ETH Critical Price Level Conflict: Long and Short Liquidations Could Trigger $2.141 Billion Market
On August 18th, the cryptocurrency market focused on the crucial price level for Ethereum (ETH). According to Coinglass data, if ETH breaks through $4,512, cumulative short position liquidations on major centralized exchanges (CEXs) will reach $2.141 billion; conversely, if it falls below $4,091, cumulative long position liquidations will reach $1.199 billion, imminently triggering a fierce battle between bulls and bears at these key price levels.

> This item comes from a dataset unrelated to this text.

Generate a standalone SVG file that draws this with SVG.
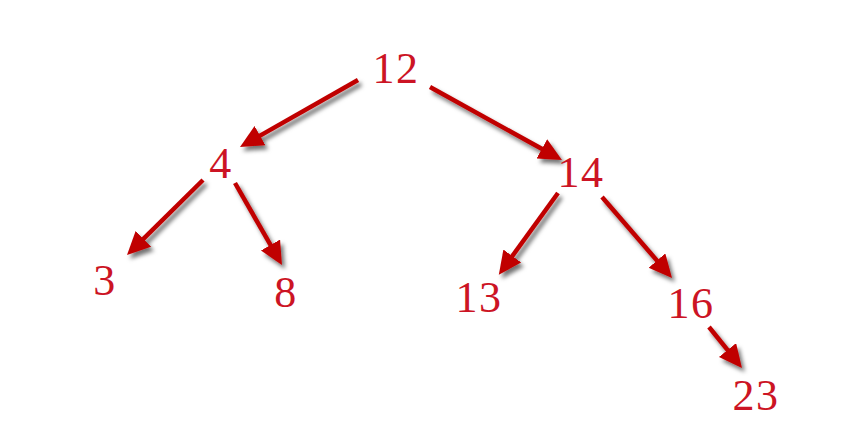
<svg xmlns="http://www.w3.org/2000/svg" width="860" height="425" viewBox="0 0 860 425">
  <style>
    .lbl { font-family: "Liberation Serif", "DejaVu Serif", serif; font-size: 44px; fill: #cc1424; text-anchor: middle; letter-spacing: 1.5px; }
    .edge { stroke: #c00000; stroke-width: 4.5; fill: none; marker-end: url(#head); }
  </style>
  <defs>
    <marker id="head" markerUnits="userSpaceOnUse" markerWidth="26" markerHeight="24" refX="6" refY="11" orient="auto">
      <path d="M0,0 L23,11 L0,22 z" fill="#c00000"/>
    </marker>
    <filter id="shadow" x="-20%" y="-20%" width="140%" height="140%">
      <feDropShadow dx="3" dy="4" stdDeviation="2" flood-color="#000" flood-opacity="0.55"/>
    </filter>
  </defs>
  <rect width="860" height="425" fill="#fff"/>
  <g id="connectors" filter="url(#shadow)">
    <line class="edge" x1="358" y1="80" x2="254.8" y2="138.6"/>
    <line class="edge" x1="430" y1="87" x2="547.1" y2="151.8"/>
    <line class="edge" x1="203" y1="180" x2="139.1" y2="243.1"/>
    <line class="edge" x1="235" y1="183" x2="273.5" y2="250.2"/>
    <line class="edge" x1="558" y1="193" x2="508.8" y2="260.9"/>
    <line class="edge" x1="602" y1="197" x2="660.9" y2="265.1"/>
    <line class="edge" x1="709" y1="327" x2="731.3" y2="354.7"/>
  </g>
  <g id="n12"><text class="lbl" x="396" y="83">12</text></g>
  <g id="n4"><text class="lbl" x="221" y="178">4</text></g>
  <g id="n14"><text class="lbl" x="581" y="187">14</text></g>
  <g id="n3"><text class="lbl" x="105" y="295">3</text></g>
  <g id="n8"><text class="lbl" x="286" y="307">8</text></g>
  <g id="n13"><text class="lbl" x="479" y="312">13</text></g>
  <g id="n16"><text class="lbl" x="691" y="318">16</text></g>
  <g id="n23"><text class="lbl" x="756" y="410">23</text></g>
</svg>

The ETH price is currently fluctuating within a critical range, with bulls and bears engaged in a fierce battle around these two levels. For bulls, $4,512 is a significant resistance level. A successful breakout would not only trigger a large number of forced short position liquidations, but also generate buying pressure that could further push ETH prices upward, opening up new room for growth. Meanwhile, bears view $4,091 as a crucial support level. If the price falls below this level, the pressure from long position liquidations could trigger a chain reaction, causing ETH prices to plummet. From a market perspective, overall cryptocurrency market volatility has intensified recently, leading to significant divergence in investor expectations regarding ETH's future. Some investors are optimistic about ETH's continued development in areas like Layer 2 and DeFi, believing it has the potential to break through resistance levels. Others, however, are concerned about factors such as the macroeconomic environment and regulatory pressure on the cryptocurrency market, and are cautious about ETH's potential upside.
The outcome of this key price swing will have a significant impact on ETH's future trajectory. If bulls prevail and ETH breaks through $4,512, it could attract further capital and boost market sentiment. If bears prevail and the price falls below $4,091, it could trigger market panic and lead to further selling pressure. Investors should closely monitor price trends and be cautious in anticipating significant fluctuations.